- [SET TASK] Without including any images, repeat the data exactly.

#### DATA SEGMENT

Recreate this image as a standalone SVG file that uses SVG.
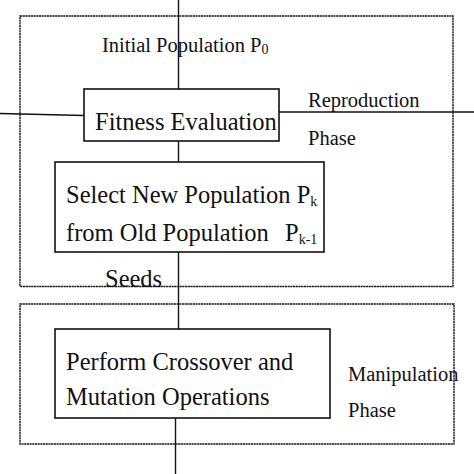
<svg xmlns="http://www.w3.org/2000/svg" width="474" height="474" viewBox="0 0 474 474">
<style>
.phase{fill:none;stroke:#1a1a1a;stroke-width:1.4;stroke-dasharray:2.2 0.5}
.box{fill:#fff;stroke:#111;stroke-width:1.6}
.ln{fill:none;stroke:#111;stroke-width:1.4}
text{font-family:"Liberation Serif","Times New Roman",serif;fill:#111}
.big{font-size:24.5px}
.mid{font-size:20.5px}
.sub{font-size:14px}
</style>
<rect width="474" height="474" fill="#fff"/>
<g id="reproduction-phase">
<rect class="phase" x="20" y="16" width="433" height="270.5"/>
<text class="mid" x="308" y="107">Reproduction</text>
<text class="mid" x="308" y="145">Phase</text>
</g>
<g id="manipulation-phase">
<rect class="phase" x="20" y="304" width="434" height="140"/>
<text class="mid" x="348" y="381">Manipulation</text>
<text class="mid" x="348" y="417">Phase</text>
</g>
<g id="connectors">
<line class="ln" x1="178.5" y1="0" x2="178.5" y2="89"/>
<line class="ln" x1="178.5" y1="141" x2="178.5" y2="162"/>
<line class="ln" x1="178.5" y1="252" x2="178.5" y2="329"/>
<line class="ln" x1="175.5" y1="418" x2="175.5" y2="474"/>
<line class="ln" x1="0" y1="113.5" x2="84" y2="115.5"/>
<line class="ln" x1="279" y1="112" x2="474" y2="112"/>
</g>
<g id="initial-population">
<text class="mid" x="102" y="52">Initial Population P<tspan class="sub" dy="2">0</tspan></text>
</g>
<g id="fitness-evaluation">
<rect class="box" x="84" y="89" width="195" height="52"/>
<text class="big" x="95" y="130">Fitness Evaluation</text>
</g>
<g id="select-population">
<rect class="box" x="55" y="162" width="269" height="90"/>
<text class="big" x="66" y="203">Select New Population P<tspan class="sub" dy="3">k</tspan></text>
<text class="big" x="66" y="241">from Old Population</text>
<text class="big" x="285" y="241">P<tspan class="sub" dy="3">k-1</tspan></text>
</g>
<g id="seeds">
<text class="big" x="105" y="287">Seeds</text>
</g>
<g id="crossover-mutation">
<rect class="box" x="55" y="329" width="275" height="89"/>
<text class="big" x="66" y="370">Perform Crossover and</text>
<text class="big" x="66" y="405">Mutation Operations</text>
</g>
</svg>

########

- [EXERCISE OUTPUT]
Recreate this image as a standalone SVG file that uses SVG.
<svg xmlns="http://www.w3.org/2000/svg" width="474" height="474" viewBox="0 0 474 474">
<style>
.phase{fill:none;stroke:#1a1a1a;stroke-width:1.4;stroke-dasharray:2.2 0.5}
.box{fill:#fff;stroke:#111;stroke-width:1.6}
.ln{fill:none;stroke:#111;stroke-width:1.4}
text{font-family:"Liberation Serif","Times New Roman",serif;fill:#111}
.big{font-size:24.5px}
.mid{font-size:20.5px}
.sub{font-size:14px}
</style>
<rect width="474" height="474" fill="#fff"/>
<g id="reproduction-phase">
<rect class="phase" x="20" y="16" width="433" height="270.5"/>
<text class="mid" x="308" y="107">Reproduction</text>
<text class="mid" x="308" y="145">Phase</text>
</g>
<g id="manipulation-phase">
<rect class="phase" x="20" y="304" width="434" height="140"/>
<text class="mid" x="348" y="381">Manipulation</text>
<text class="mid" x="348" y="417">Phase</text>
</g>
<g id="connectors">
<line class="ln" x1="178.5" y1="0" x2="178.5" y2="89"/>
<line class="ln" x1="178.5" y1="141" x2="178.5" y2="162"/>
<line class="ln" x1="178.5" y1="252" x2="178.5" y2="329"/>
<line class="ln" x1="175.5" y1="418" x2="175.5" y2="474"/>
<line class="ln" x1="0" y1="113.5" x2="84" y2="115.5"/>
<line class="ln" x1="279" y1="112" x2="474" y2="112"/>
</g>
<g id="initial-population">
<text class="mid" x="102" y="52">Initial Population P<tspan class="sub" dy="2">0</tspan></text>
</g>
<g id="fitness-evaluation">
<rect class="box" x="84" y="89" width="195" height="52"/>
<text class="big" x="95" y="130">Fitness Evaluation</text>
</g>
<g id="select-population">
<rect class="box" x="55" y="162" width="269" height="90"/>
<text class="big" x="66" y="203">Select New Population P<tspan class="sub" dy="3">k</tspan></text>
<text class="big" x="66" y="241">from Old Population</text>
<text class="big" x="285" y="241">P<tspan class="sub" dy="3">k-1</tspan></text>
</g>
<g id="seeds">
<text class="big" x="105" y="287">Seeds</text>
</g>
<g id="crossover-mutation">
<rect class="box" x="55" y="329" width="275" height="89"/>
<text class="big" x="66" y="370">Perform Crossover and</text>
<text class="big" x="66" y="405">Mutation Operations</text>
</g>
</svg>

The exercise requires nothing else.